In 2016 Train to Busan did something that American cinema had been struggling to do for years. The Korean film delivered a fresh, original, emotionally powerful zombie movie that stood out amongst a sea of zombie copy cats. The film was tense, well-directed, full of characters you actually cared about, and, most importantly, delivered a story that felt like more than just zombies killing people. It still stands as one of the best zombie films made and probably will stay there.
Like all good movies that make money, the film now has a sequel. Well, to be more precise, the film now has a spin-off. Officially titled Train to Busan Presents: Peninsula, the movie takes place in the same world where Korea has been overrun by a zombie virus but features none of the same characters and is, in fact, not even in the same genre. It’s an interesting approach to a would-be franchise but while Peninsula doesn’t lack ambition it does lack many of the qualities that made the first film a classic.

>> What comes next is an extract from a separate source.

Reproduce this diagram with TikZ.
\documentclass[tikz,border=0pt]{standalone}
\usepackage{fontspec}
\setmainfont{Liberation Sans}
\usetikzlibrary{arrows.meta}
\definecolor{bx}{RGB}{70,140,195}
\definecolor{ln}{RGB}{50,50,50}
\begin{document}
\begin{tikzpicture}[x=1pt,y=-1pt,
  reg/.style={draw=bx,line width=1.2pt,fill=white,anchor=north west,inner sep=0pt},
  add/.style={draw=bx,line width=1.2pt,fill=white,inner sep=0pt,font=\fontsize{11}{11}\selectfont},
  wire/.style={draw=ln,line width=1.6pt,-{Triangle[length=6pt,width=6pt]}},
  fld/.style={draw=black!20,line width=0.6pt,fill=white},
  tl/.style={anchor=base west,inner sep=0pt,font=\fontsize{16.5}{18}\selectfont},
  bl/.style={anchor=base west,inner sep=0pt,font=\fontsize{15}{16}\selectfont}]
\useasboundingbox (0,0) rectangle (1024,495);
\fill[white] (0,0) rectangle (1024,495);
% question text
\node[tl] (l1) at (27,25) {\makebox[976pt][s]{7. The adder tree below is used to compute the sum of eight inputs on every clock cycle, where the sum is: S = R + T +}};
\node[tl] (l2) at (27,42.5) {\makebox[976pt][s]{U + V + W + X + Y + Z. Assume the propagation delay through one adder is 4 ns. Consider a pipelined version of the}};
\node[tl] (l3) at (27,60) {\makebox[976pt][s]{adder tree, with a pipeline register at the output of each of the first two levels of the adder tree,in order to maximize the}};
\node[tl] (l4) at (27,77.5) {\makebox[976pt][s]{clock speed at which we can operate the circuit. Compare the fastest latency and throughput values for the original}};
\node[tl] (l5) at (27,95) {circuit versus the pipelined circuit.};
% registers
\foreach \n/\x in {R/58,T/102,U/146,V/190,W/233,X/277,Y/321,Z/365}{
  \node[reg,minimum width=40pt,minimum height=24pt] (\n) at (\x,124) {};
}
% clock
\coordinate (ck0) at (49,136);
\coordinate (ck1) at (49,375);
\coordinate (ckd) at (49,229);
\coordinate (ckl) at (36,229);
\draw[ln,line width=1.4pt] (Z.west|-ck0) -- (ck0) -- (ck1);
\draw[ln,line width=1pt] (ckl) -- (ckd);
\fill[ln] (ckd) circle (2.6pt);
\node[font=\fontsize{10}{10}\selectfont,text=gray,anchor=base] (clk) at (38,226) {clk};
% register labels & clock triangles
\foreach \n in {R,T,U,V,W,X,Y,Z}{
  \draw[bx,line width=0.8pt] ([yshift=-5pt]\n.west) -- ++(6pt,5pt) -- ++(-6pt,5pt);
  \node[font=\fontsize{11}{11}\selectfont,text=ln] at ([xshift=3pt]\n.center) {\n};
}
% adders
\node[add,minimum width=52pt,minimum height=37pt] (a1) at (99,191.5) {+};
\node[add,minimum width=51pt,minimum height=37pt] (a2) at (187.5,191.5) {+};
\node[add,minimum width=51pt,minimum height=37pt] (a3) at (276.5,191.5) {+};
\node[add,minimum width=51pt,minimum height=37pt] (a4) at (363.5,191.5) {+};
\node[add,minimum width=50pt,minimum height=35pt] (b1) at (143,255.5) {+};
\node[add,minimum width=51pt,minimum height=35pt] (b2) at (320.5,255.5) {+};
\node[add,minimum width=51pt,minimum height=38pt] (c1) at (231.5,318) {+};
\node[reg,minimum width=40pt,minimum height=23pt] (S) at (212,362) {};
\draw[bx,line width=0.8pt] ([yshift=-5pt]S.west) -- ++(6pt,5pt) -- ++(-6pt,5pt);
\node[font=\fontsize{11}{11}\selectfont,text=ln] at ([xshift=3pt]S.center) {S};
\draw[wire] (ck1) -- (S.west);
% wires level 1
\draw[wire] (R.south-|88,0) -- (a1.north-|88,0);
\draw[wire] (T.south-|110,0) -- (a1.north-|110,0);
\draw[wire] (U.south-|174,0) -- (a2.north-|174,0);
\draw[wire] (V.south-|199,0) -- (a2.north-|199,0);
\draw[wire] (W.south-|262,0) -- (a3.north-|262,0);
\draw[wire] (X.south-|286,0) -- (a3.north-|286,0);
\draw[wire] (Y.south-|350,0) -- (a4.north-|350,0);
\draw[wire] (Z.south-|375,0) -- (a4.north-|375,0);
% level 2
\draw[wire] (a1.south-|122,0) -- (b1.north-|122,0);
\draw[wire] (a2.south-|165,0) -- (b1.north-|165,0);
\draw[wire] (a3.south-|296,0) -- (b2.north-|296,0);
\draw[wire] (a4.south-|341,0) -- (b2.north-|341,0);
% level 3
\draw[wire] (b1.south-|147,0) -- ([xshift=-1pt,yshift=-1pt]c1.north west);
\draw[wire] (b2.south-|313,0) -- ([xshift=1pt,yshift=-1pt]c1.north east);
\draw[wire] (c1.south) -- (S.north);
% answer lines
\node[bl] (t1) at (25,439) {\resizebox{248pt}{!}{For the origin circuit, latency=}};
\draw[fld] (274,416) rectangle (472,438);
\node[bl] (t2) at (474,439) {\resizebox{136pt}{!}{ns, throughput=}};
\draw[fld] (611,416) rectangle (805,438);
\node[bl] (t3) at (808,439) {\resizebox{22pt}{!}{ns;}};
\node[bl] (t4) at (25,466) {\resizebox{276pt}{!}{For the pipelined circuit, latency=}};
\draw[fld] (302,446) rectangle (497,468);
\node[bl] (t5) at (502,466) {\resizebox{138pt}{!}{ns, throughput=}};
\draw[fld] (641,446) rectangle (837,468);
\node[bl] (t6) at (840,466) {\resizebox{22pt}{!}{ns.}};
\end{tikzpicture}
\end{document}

Train to Busan Presents: Peninsula
Director: Sang-ho Yeon
Release Date: August 22, 2020 (Theatrical)
Peninsula is pretty much the anti-Train to Busan. The first film was set in a confined space, lacked guns, and featured a small core cast in a film that was strictly a horror/thriller. Peninsula goes in the exact opposite direction. Set four years after the first movie, the entire peninsula of Korea has been abandoned by the world, with everyone there assumed dead. Jung Seok (Dong-Won Gang) and his sister’s family are on the last boat of refuges out the country but he and his brother-and-law find themselves depressed and alone in Hong Kong after his nephew and sister die on the boat during an outbreak.

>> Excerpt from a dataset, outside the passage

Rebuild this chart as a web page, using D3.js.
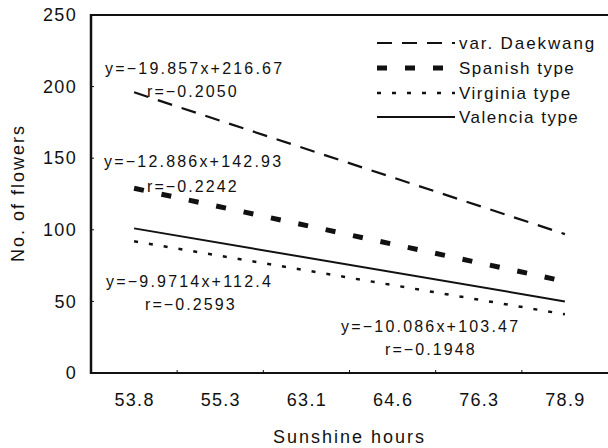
<!DOCTYPE html>
<html><head><meta charset="utf-8">
<script src="https://cdn.jsdelivr.net/npm/d3@7/dist/d3.min.js"></script>
<style>
html,body{margin:0;padding:0;background:#fff;}
text{font-family:"Liberation Sans",Arial,sans-serif;fill:#111;}
</style></head>
<body><svg id="c" width="608" height="448"></svg>
<script>
// ---- data ----
const categories = ["53.8","55.3","63.1","64.6","76.3","78.9"];
const lineEnds = ["53.8","78.9"];            // regression lines drawn between first and last category
const seriesNames = ["var. Daekwang","Spanish type","Virginia type","Valencia type"];
const daekwang = [196, 97];
const spanish  = [129, 64];
const virginia = [92, 41];
const valencia = [101, 50];
const yTicks = [0,50,100,150,200,250];
const equations = [
  {eq:"y=−19.857x+216.67", r:"r=−0.2050"},
  {eq:"y=−12.886x+142.93", r:"r=−0.2242"},
  {eq:"y=−9.9714x+112.4",  r:"r=−0.2593"},
  {eq:"y=−10.086x+103.47", r:"r=−0.1948"}
];

// ---- layout ----
const svg = d3.select("#c");
const L = 91, R = 608, T = 15, B = 373;
const x = d3.scalePoint().domain(categories).range([L, R]).padding(0.5);
const y = d3.scaleLinear().domain([0,250]).range([B, T]);

const styles = [
  {dash:"15,10", w:2.2},
  {dash:"10,18", w:5},
  {dash:"4,11",  w:2.5},
  {dash:null,    w:2}
];
const values = [daekwang, spanish, virginia, valencia];

// frame
svg.append("line").attr("x1",L).attr("x2",R).attr("y1",T).attr("y2",T).attr("stroke","#111").attr("stroke-width",2);
svg.append("line").attr("x1",L).attr("x2",L).attr("y1",T-1).attr("y2",B+1).attr("stroke","#111").attr("stroke-width",2.5);
svg.append("line").attr("x1",L).attr("x2",R).attr("y1",B).attr("y2",B).attr("stroke","#111").attr("stroke-width",2.2);

// y axis ticks & labels
const yAxis = d3.axisLeft(y).tickValues(yTicks).tickSize(0).tickPadding(14);
const gy = svg.append("g").attr("transform",`translate(${L},0)`).call(yAxis);
gy.select(".domain").remove();
gy.selectAll("text").attr("font-size",18).style("letter-spacing","1.3px").style("font-family","'Liberation Sans',Arial,sans-serif").attr("fill","#111");
svg.selectAll(".ytick").data(yTicks.slice(1,-1)).enter().append("line")
  .attr("x1",L).attr("x2",L+3).attr("y1",d=>y(d)).attr("y2",d=>y(d)).attr("stroke","#111").attr("stroke-width",1);

// x axis labels
const xAxis = d3.axisBottom(x).tickSize(0).tickPadding(20);
const gx = svg.append("g").attr("transform",`translate(0,${B})`).call(xAxis);
gx.select(".domain").remove();
gx.selectAll("text").attr("font-size",18).style("letter-spacing","1.3px").style("font-family","'Liberation Sans',Arial,sans-serif").attr("fill","#111");
const step = x.step();
svg.selectAll(".xtick").data(categories.slice(1)).enter().append("line")
  .attr("x1",d=>x(d)-step/2).attr("x2",d=>x(d)-step/2).attr("y1",B).attr("y2",B-3).attr("stroke","#111").attr("stroke-width",1);

// axis titles
svg.append("text").attr("x",(L+R)/2).attr("y",443).attr("text-anchor","middle")
  .attr("font-size",18).style("letter-spacing","2px").text("Sunshine hours");
svg.append("text").attr("transform",`translate(24,193) rotate(-90)`).attr("text-anchor","middle")
  .attr("font-size",18).style("letter-spacing","2px").text("No. of flowers");

// lines
const line = d3.line().x(d=>x(d[0])).y(d=>y(d[1]));
values.forEach((v,i)=>{
  svg.append("path").datum(lineEnds.map((c,j)=>[c,v[j]]))
    .attr("d",line).attr("fill","none").attr("stroke","#111")
    .attr("stroke-width",styles[i].w)
    .attr("stroke-dasharray",styles[i].dash);
});

// legend
const legY = [43,68,93,117];
const legSpacing = ["1.9px","1.5px","1.5px","1.5px"];
seriesNames.forEach((n,i)=>{
  svg.append("line").attr("x1",377).attr("x2",455).attr("y1",legY[i]).attr("y2",legY[i])
    .attr("stroke","#111").attr("stroke-width",styles[i].w).attr("stroke-dasharray",styles[i].dash);
  svg.append("text").attr("x",459).attr("y",legY[i]+6).attr("font-size",17)
    .style("letter-spacing",legSpacing[i]).text(n);
});

// equation annotations
const eqPos = [
  {x:105,y:74, rx:147,ry:97},
  {x:104,y:167,rx:147,ry:192},
  {x:106,y:287,rx:145,ry:310},
  {x:341,y:332,rx:385,ry:355}
];
equations.forEach((e,i)=>{
  svg.append("text").attr("x",eqPos[i].x).attr("y",eqPos[i].y).attr("font-size",16)
    .style("letter-spacing","2.2px").text(e.eq);
  svg.append("text").attr("x",eqPos[i].rx).attr("y",eqPos[i].ry).attr("font-size",16)
    .style("letter-spacing","2.1px").text(e.r);
});
</script></body></html>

A crime lord the pair are caught up with, however, discovers that there is a truck with millions of American dollars just sitting in downtown Busan. The pair, along with two other Koreans, are tasked with going in and retrieving the truck with the promise of splitting the money. Desperate, the group agrees and snakes into Busan only to discover a band of crazed military soldiers still alive and running around. Jung eventually ends up rescued by Min Jung (Jung-hyun Lee) and her two daughters, who are living with their grandfather. Nothing goes to plan, of course, and the small group has to fight their way out of the city and get away from the gang of marauding ex-military.
As you can probably tell from the mention of military and the word fight there is a ton of action and gunplay in this movie. Jung is basically an elite commando-style guy who headshots every zombie he sees. Meanwhile, one of the daughters is an expert car driver and the military faction all have Mad Max-style cars to speed around in. What this results in is a movie that is all action and little substance; a bit, bold zombie action flick that concludes in a brazen ten-minute chase sequence through zombie-infested streets. There are copious scenes of zombies being driven over and whacked around by cars like rag dolls and plenty of shoot outs between humans too.

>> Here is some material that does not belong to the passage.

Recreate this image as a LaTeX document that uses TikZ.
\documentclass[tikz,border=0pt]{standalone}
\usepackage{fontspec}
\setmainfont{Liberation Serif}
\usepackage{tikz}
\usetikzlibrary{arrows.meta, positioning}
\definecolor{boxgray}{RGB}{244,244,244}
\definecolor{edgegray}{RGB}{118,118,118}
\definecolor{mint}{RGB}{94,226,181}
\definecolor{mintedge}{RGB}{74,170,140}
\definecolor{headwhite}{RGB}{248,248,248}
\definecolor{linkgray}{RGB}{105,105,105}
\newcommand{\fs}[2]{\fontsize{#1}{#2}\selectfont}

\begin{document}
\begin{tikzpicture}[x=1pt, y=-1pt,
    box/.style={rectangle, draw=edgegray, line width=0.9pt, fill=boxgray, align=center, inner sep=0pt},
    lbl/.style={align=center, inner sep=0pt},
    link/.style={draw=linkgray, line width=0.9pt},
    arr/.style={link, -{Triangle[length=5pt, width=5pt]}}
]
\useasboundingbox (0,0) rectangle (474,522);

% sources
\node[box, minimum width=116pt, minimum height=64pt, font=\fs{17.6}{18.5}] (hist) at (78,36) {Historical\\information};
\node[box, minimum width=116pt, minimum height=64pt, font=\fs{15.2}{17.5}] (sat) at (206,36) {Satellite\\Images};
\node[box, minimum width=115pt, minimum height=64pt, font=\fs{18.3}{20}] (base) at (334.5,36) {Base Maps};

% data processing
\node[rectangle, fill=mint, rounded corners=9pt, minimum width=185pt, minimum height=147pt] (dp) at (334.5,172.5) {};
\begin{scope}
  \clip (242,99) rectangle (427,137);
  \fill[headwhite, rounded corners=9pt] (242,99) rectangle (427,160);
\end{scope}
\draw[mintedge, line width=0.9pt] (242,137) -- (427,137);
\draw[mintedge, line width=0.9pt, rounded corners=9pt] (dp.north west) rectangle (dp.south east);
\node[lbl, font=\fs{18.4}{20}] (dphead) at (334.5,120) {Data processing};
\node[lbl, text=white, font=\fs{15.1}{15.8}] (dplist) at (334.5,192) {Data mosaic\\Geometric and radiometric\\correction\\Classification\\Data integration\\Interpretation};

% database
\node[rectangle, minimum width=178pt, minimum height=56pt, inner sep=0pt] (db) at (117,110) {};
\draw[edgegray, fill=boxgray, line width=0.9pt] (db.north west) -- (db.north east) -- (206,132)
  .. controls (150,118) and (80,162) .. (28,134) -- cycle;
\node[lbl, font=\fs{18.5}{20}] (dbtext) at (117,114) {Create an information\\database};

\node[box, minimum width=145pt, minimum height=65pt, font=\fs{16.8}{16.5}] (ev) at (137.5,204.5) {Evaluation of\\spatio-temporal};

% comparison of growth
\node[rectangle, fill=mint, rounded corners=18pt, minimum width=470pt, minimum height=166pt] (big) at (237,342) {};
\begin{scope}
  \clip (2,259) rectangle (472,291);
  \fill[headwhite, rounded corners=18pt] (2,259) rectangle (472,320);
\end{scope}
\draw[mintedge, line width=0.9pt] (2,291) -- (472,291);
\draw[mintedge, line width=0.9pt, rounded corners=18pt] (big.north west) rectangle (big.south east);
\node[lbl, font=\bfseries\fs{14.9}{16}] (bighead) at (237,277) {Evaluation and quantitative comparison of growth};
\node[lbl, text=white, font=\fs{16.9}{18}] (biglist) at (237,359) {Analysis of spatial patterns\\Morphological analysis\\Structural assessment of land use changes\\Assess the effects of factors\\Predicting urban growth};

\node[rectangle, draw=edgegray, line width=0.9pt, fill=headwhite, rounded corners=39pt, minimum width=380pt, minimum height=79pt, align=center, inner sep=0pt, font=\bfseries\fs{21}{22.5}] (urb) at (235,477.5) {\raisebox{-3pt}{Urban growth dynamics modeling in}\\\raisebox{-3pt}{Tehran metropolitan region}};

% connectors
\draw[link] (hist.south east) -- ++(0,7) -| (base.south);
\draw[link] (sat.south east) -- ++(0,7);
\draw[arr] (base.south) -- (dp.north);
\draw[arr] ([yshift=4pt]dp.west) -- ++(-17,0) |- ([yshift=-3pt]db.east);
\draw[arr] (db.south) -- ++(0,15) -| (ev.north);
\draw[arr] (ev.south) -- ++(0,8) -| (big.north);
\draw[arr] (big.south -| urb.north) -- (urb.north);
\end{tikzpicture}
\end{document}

None of it doesn’t work but it’s hard to say it’s anything special. The film feels like a low-budget action movie and despite its best efforts can’t find the emotional punch the original landed. Jung’s uber-solider character can’t deliver the same connection as the first film’s every-man protagonist and the family dynamic in this movie feels more forced. It also doesn’t help that the action itself, while creative, is not handled as well as it could be. The CGI is a bit dated and Sang-ho Yeon doesn’t quite have the same touch for big car chases as he did enclosed spaces.
The movie tries to deliver some high-concept ideas, especially when it comes to Korea being left alone but it’s so obsessed with doing the next “cool” thing that it can never dig into anything. For instance, at one point one of the characters is thrown into a gladiator-style fight ring with what can only be described as a zombie version of a rat king. It’s a cool idea but the film does nearly nothing with it, instead cutting around the pile of zombies as humans run for their lives. To be fair, some of the film’s moments are awesome and payoff but they’re so hit and miss that it never rises to the level of being great.
The movie is definitely flawed in its execution but it functions well enough on the whole for a zombie action flick, replete with slow-motion runs and cars flipping over. The problem then is do we compare it to its predecessor, which would cause it to be described as nothing but a failure. Yes, you can transition from horror to action in a franchise as Aliens did for Alien but your action movie better be fantastic then. Peninsula is not and it makes the transition feel like a bad idea, instead of a clever genre shift.
As far as action flicks go Peninsula is passable and it should get some credit for how big, bold, and brash it is. However, when you go that direction you better make damn sure you can pull it off and the film just doesn’t. While the action can be fun it never rises to the level of truly great and that makes the movie’s lack of a soul truly stand out. There’s bound to be more films in the Train to Busan franchise. No matter what genre they land in, hopefully, they can rise to the original’s quality.